BEGIN EXTRACTED INFORMATION
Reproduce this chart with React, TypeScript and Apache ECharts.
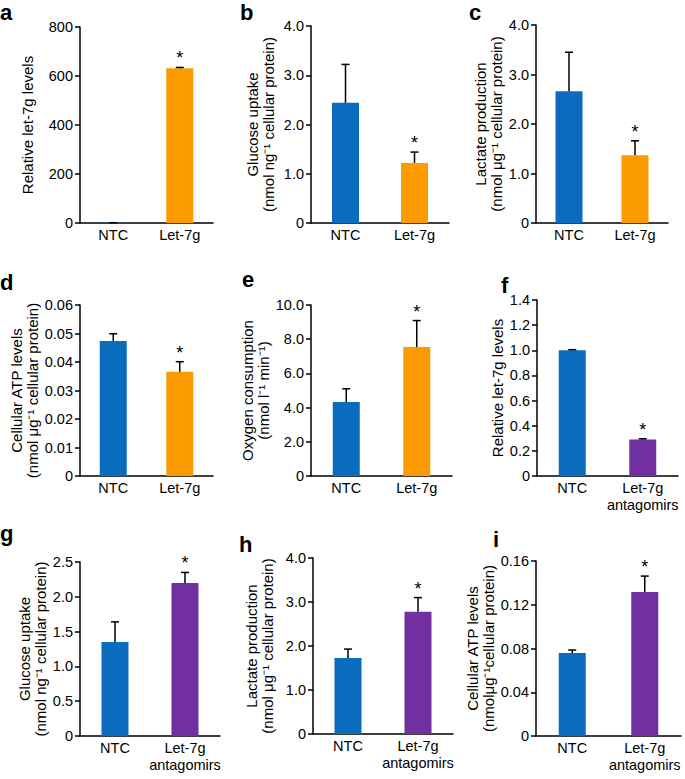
import React, { useEffect, useRef } from "react";
import * as echarts from "echarts";

const FONT = '"Liberation Sans", Arial, Helvetica, sans-serif';
const BLUE = "#0a6cbf";
const ORANGE = "#fb9b00";
const PURPLE = "#7030a0";

// ---- data ----
const catsOver = ["NTC", "Let-7g"];
const catsAnta = ["NTC", "Let-7g\nantagomirs"];

const aValues = [1, 632];
const aErrors = [0, 3];
const bValues = [2.44, 1.22];
const bErrors = [0.78, 0.22];
const cValues = [2.66, 1.37];
const cErrors = [0.79, 0.29];
const dValues = [0.0474, 0.0366];
const dErrors = [0.0025, 0.0035];
const eValues = [4.33, 7.54];
const eErrors = [0.77, 1.55];
const fValues = [1.0, 0.29];
const fErrors = [0.005, 0.006];
const gValues = [1.35, 2.2];
const gErrors = [0.29, 0.15];
const hValues = [1.73, 2.78];
const hErrors = [0.2, 0.32];
const iValues = [0.0759, 0.1317];
const iErrors = [0.0027, 0.0145];
const significant = [false, true];

type Panel = {
  letter: string;
  lx: number;
  ly: number;
  grid: { left: number; top: number; width: number; height: number };
  max: number;
  interval: number;
  decimals: number;
  name: string;
  nameGap: number;
  cats: string[];
  values: number[];
  errors: number[];
  colors: string[];
};

const panels: Panel[] = [
  { letter: "a", lx: 0, ly: 12, grid: { left: 80, top: 27, width: 133, height: 196 }, max: 800, interval: 200, decimals: 0,
    name: "Relative let-7g levels", nameGap: 45, cats: catsOver, values: aValues, errors: aErrors, colors: [BLUE, ORANGE] },
  { letter: "b", lx: 240, ly: 12, grid: { left: 311, top: 26, width: 138, height: 197 }, max: 4, interval: 1, decimals: 1,
    name: "Glucose uptake\n(nmol ng\u207B\u00B9 cellular protein)", nameGap: 35, cats: catsOver, values: bValues, errors: bErrors, colors: [BLUE, ORANGE] },
  { letter: "c", lx: 469, ly: 12, grid: { left: 536, top: 25, width: 132, height: 198 }, max: 4, interval: 1, decimals: 1,
    name: "Lactate production\n(nmol \u03BCg\u207B\u00B9 cellular protein)", nameGap: 30, cats: catsOver, values: cValues, errors: cErrors, colors: [BLUE, ORANGE] },
  { letter: "d", lx: 0, ly: 282, grid: { left: 80, top: 305, width: 133, height: 171 }, max: 0.06, interval: 0.01, decimals: 2,
    name: "Cellular ATP levels\n(nmol \u03BCg\u207B\u00B9 cellular protein)", nameGap: 31, cats: catsOver, values: dValues, errors: dErrors, colors: [BLUE, ORANGE] },
  { letter: "e", lx: 242, ly: 279, grid: { left: 311, top: 305, width: 141, height: 171 }, max: 10, interval: 2, decimals: 1,
    name: "Oxygen consumption\n(nmol l\u207B\u00B9 min\u207B\u00B9)", nameGap: 40, cats: catsOver, values: eValues, errors: eErrors, colors: [BLUE, ORANGE] },
  { letter: "f", lx: 501, ly: 285, grid: { left: 537, top: 300, width: 141, height: 176 }, max: 1.4, interval: 0.2, decimals: 1,
    name: "Relative let-7g levels", nameGap: 32, cats: catsAnta, values: fValues, errors: fErrors, colors: [BLUE, PURPLE] },
  { letter: "g", lx: 0, ly: 533, grid: { left: 80, top: 562, width: 140, height: 174 }, max: 2.5, interval: 0.5, decimals: 1,
    name: "Glucose uptake\n(nmol ng\u207B\u00B9 cellular protein)", nameGap: 31, cats: catsAnta, values: gValues, errors: gErrors, colors: [BLUE, PURPLE] },
  { letter: "h", lx: 239, ly: 544, grid: { left: 313, top: 558, width: 140, height: 176 }, max: 4, interval: 1, decimals: 1,
    name: "Lactate production\n(nmol \u03BCg\u207B\u00B9 cellular protein)", nameGap: 38, cats: catsAnta, values: hValues, errors: hErrors, colors: [BLUE, PURPLE] },
  { letter: "i", lx: 493, ly: 539, grid: { left: 536, top: 561, width: 145, height: 175 }, max: 0.16, interval: 0.04, decimals: 2,
    name: "Cellular ATP levels\n(nmol\u03BCg\u207B\u00B9cellular protein)", nameGap: 31, cats: catsAnta, values: iValues, errors: iErrors, colors: [BLUE, PURPLE] },
];

const axisLineStyle = { color: "#000", width: 1.5 };

function buildOption() {
  const grid = panels.map((p) => ({ ...p.grid, containLabel: false }));
  const xAxis = panels.map((p, i) => ({
    type: "category",
    gridIndex: i,
    data: p.cats,
    axisLine: { lineStyle: axisLineStyle },
    axisTick: { length: 5, lineStyle: axisLineStyle },
    axisLabel: { interval: 0, color: "#000", fontSize: 14.5, fontFamily: FONT, margin: 3, lineHeight: 17 },
    splitLine: { show: false },
  }));
  const yAxis = panels.map((p, i) => ({
    type: "value",
    gridIndex: i,
    min: 0,
    max: p.max,
    interval: p.interval,
    name: p.name,
    nameLocation: "middle",
    nameRotate: 90,
    nameGap: p.nameGap,
    nameTextStyle: { color: "#000", fontSize: 15, fontFamily: FONT, lineHeight: 16 },
    axisLine: { show: true, lineStyle: axisLineStyle },
    axisTick: { show: true, length: 5, lineStyle: axisLineStyle },
    axisLabel: {
      color: "#000",
      fontSize: 14.5,
      fontFamily: FONT,
      margin: 7,
      formatter: (v: number) => (Math.abs(v) < 1e-12 ? "0" : v.toFixed(p.decimals)),
    },
    splitLine: { show: false },
  }));
  const series: any[] = [];
  panels.forEach((p, i) => {
    series.push({
      type: "bar",
      xAxisIndex: i,
      yAxisIndex: i,
      barWidth: 27,
      silent: true,
      data: p.values.map((v, j) => ({ value: v, itemStyle: { color: p.colors[j] } })),
    });
    series.push({
      type: "custom",
      xAxisIndex: i,
      yAxisIndex: i,
      silent: true,
      z: 5,
      data: p.values.map((v, j) => [j, v, v + p.errors[j], significant[j] ? 1 : 0]),
      renderItem: (params: any, api: any) => {
        const x = api.value(0);
        const v = api.value(1);
        const t = api.value(2);
        const s = api.value(3);
        const p0 = api.coord([x, v]);
        const p1 = api.coord([x, t]);
        const children: any[] = [
          { type: "line", shape: { x1: p0[0], y1: p0[1], x2: p1[0], y2: p1[1] }, style: { stroke: "#000", lineWidth: 1.5 } },
          { type: "line", shape: { x1: p1[0] - 4, y1: p1[1], x2: p1[0] + 4, y2: p1[1] }, style: { stroke: "#000", lineWidth: 1.5 } },
        ];
        if (s) {
          children.push({
            type: "text",
            x: p1[0],
            y: p1[1] - 9,
            style: { text: "*", align: "center", verticalAlign: "middle", fontSize: 18, fontFamily: FONT, fill: "#000" },
          });
        }
        return { type: "group", children };
      },
    });
  });
  const graphic = panels.map((p) => ({
    type: "text",
    x: p.lx,
    y: p.ly,
    style: {
      text: p.letter,
      fontSize: 22,
      lineHeight: 18,
      fontWeight: "bold",
      fontFamily: FONT,
      fill: "#000",
      align: "left",
      verticalAlign: "middle",
    },
  }));
  return { animation: false, backgroundColor: "#fff", grid, xAxis, yAxis, series, graphic };
}

export default function App() {
  const ref = useRef<HTMLDivElement>(null);
  useEffect(() => {
    if (!ref.current) return;
    const chart = echarts.init(ref.current, undefined, { renderer: "svg" });
    chart.setOption(buildOption() as any);
    return () => chart.dispose();
  }, []);
  return (
    <div
      ref={ref}
      style={{ position: "absolute", left: 0, top: 0, width: 685, height: 779, background: "#fff" }}
    />
  );
}
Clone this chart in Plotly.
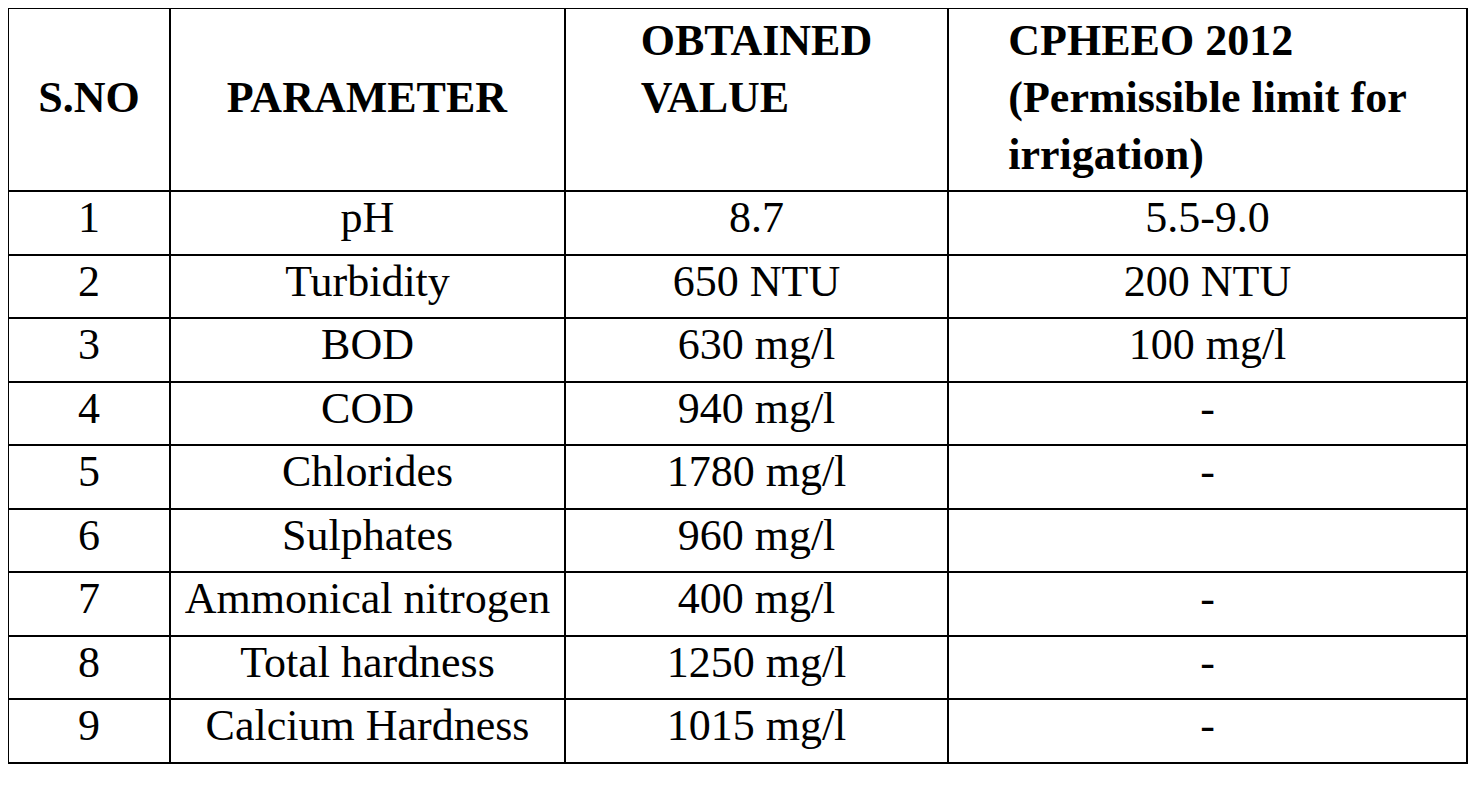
END EXTRACTED INFORMATION
Quote the data exactly, leaving every image out of the copy.

* COMPLETED EXERCISE:
Reproduce this chart with React, TypeScript and Apache ECharts.
import React, { useEffect, useRef } from "react";
import * as echarts from "echarts";

const FONT = '"Liberation Sans", Arial, Helvetica, sans-serif';
const BLUE = "#0a6cbf";
const ORANGE = "#fb9b00";
const PURPLE = "#7030a0";

// ---- data ----
const catsOver = ["NTC", "Let-7g"];
const catsAnta = ["NTC", "Let-7g\nantagomirs"];

const aValues = [1, 632];
const aErrors = [0, 3];
const bValues = [2.44, 1.22];
const bErrors = [0.78, 0.22];
const cValues = [2.66, 1.37];
const cErrors = [0.79, 0.29];
const dValues = [0.0474, 0.0366];
const dErrors = [0.0025, 0.0035];
const eValues = [4.33, 7.54];
const eErrors = [0.77, 1.55];
const fValues = [1.0, 0.29];
const fErrors = [0.005, 0.006];
const gValues = [1.35, 2.2];
const gErrors = [0.29, 0.15];
const hValues = [1.73, 2.78];
const hErrors = [0.2, 0.32];
const iValues = [0.0759, 0.1317];
const iErrors = [0.0027, 0.0145];
const significant = [false, true];

type Panel = {
  letter: string;
  lx: number;
  ly: number;
  grid: { left: number; top: number; width: number; height: number };
  max: number;
  interval: number;
  decimals: number;
  name: string;
  nameGap: number;
  cats: string[];
  values: number[];
  errors: number[];
  colors: string[];
};

const panels: Panel[] = [
  { letter: "a", lx: 0, ly: 12, grid: { left: 80, top: 27, width: 133, height: 196 }, max: 800, interval: 200, decimals: 0,
    name: "Relative let-7g levels", nameGap: 45, cats: catsOver, values: aValues, errors: aErrors, colors: [BLUE, ORANGE] },
  { letter: "b", lx: 240, ly: 12, grid: { left: 311, top: 26, width: 138, height: 197 }, max: 4, interval: 1, decimals: 1,
    name: "Glucose uptake\n(nmol ng\u207B\u00B9 cellular protein)", nameGap: 35, cats: catsOver, values: bValues, errors: bErrors, colors: [BLUE, ORANGE] },
  { letter: "c", lx: 469, ly: 12, grid: { left: 536, top: 25, width: 132, height: 198 }, max: 4, interval: 1, decimals: 1,
    name: "Lactate production\n(nmol \u03BCg\u207B\u00B9 cellular protein)", nameGap: 30, cats: catsOver, values: cValues, errors: cErrors, colors: [BLUE, ORANGE] },
  { letter: "d", lx: 0, ly: 282, grid: { left: 80, top: 305, width: 133, height: 171 }, max: 0.06, interval: 0.01, decimals: 2,
    name: "Cellular ATP levels\n(nmol \u03BCg\u207B\u00B9 cellular protein)", nameGap: 31, cats: catsOver, values: dValues, errors: dErrors, colors: [BLUE, ORANGE] },
  { letter: "e", lx: 242, ly: 279, grid: { left: 311, top: 305, width: 141, height: 171 }, max: 10, interval: 2, decimals: 1,
    name: "Oxygen consumption\n(nmol l\u207B\u00B9 min\u207B\u00B9)", nameGap: 40, cats: catsOver, values: eValues, errors: eErrors, colors: [BLUE, ORANGE] },
  { letter: "f", lx: 501, ly: 285, grid: { left: 537, top: 300, width: 141, height: 176 }, max: 1.4, interval: 0.2, decimals: 1,
    name: "Relative let-7g levels", nameGap: 32, cats: catsAnta, values: fValues, errors: fErrors, colors: [BLUE, PURPLE] },
  { letter: "g", lx: 0, ly: 533, grid: { left: 80, top: 562, width: 140, height: 174 }, max: 2.5, interval: 0.5, decimals: 1,
    name: "Glucose uptake\n(nmol ng\u207B\u00B9 cellular protein)", nameGap: 31, cats: catsAnta, values: gValues, errors: gErrors, colors: [BLUE, PURPLE] },
  { letter: "h", lx: 239, ly: 544, grid: { left: 313, top: 558, width: 140, height: 176 }, max: 4, interval: 1, decimals: 1,
    name: "Lactate production\n(nmol \u03BCg\u207B\u00B9 cellular protein)", nameGap: 38, cats: catsAnta, values: hValues, errors: hErrors, colors: [BLUE, PURPLE] },
  { letter: "i", lx: 493, ly: 539, grid: { left: 536, top: 561, width: 145, height: 175 }, max: 0.16, interval: 0.04, decimals: 2,
    name: "Cellular ATP levels\n(nmol\u03BCg\u207B\u00B9cellular protein)", nameGap: 31, cats: catsAnta, values: iValues, errors: iErrors, colors: [BLUE, PURPLE] },
];

const axisLineStyle = { color: "#000", width: 1.5 };

function buildOption() {
  const grid = panels.map((p) => ({ ...p.grid, containLabel: false }));
  const xAxis = panels.map((p, i) => ({
    type: "category",
    gridIndex: i,
    data: p.cats,
    axisLine: { lineStyle: axisLineStyle },
    axisTick: { length: 5, lineStyle: axisLineStyle },
    axisLabel: { interval: 0, color: "#000", fontSize: 14.5, fontFamily: FONT, margin: 3, lineHeight: 17 },
    splitLine: { show: false },
  }));
  const yAxis = panels.map((p, i) => ({
    type: "value",
    gridIndex: i,
    min: 0,
    max: p.max,
    interval: p.interval,
    name: p.name,
    nameLocation: "middle",
    nameRotate: 90,
    nameGap: p.nameGap,
    nameTextStyle: { color: "#000", fontSize: 15, fontFamily: FONT, lineHeight: 16 },
    axisLine: { show: true, lineStyle: axisLineStyle },
    axisTick: { show: true, length: 5, lineStyle: axisLineStyle },
    axisLabel: {
      color: "#000",
      fontSize: 14.5,
      fontFamily: FONT,
      margin: 7,
      formatter: (v: number) => (Math.abs(v) < 1e-12 ? "0" : v.toFixed(p.decimals)),
    },
    splitLine: { show: false },
  }));
  const series: any[] = [];
  panels.forEach((p, i) => {
    series.push({
      type: "bar",
      xAxisIndex: i,
      yAxisIndex: i,
      barWidth: 27,
      silent: true,
      data: p.values.map((v, j) => ({ value: v, itemStyle: { color: p.colors[j] } })),
    });
    series.push({
      type: "custom",
      xAxisIndex: i,
      yAxisIndex: i,
      silent: true,
      z: 5,
      data: p.values.map((v, j) => [j, v, v + p.errors[j], significant[j] ? 1 : 0]),
      renderItem: (params: any, api: any) => {
        const x = api.value(0);
        const v = api.value(1);
        const t = api.value(2);
        const s = api.value(3);
        const p0 = api.coord([x, v]);
        const p1 = api.coord([x, t]);
        const children: any[] = [
          { type: "line", shape: { x1: p0[0], y1: p0[1], x2: p1[0], y2: p1[1] }, style: { stroke: "#000", lineWidth: 1.5 } },
          { type: "line", shape: { x1: p1[0] - 4, y1: p1[1], x2: p1[0] + 4, y2: p1[1] }, style: { stroke: "#000", lineWidth: 1.5 } },
        ];
        if (s) {
          children.push({
            type: "text",
            x: p1[0],
            y: p1[1] - 9,
            style: { text: "*", align: "center", verticalAlign: "middle", fontSize: 18, fontFamily: FONT, fill: "#000" },
          });
        }
        return { type: "group", children };
      },
    });
  });
  const graphic = panels.map((p) => ({
    type: "text",
    x: p.lx,
    y: p.ly,
    style: {
      text: p.letter,
      fontSize: 22,
      lineHeight: 18,
      fontWeight: "bold",
      fontFamily: FONT,
      fill: "#000",
      align: "left",
      verticalAlign: "middle",
    },
  }));
  return { animation: false, backgroundColor: "#fff", grid, xAxis, yAxis, series, graphic };
}

export default function App() {
  const ref = useRef<HTMLDivElement>(null);
  useEffect(() => {
    if (!ref.current) return;
    const chart = echarts.init(ref.current, undefined, { renderer: "svg" });
    chart.setOption(buildOption() as any);
    return () => chart.dispose();
  }, []);
  return (
    <div
      ref={ref}
      style={{ position: "absolute", left: 0, top: 0, width: 685, height: 779, background: "#fff" }}
    />
  );
}
Clone this chart in Plotly.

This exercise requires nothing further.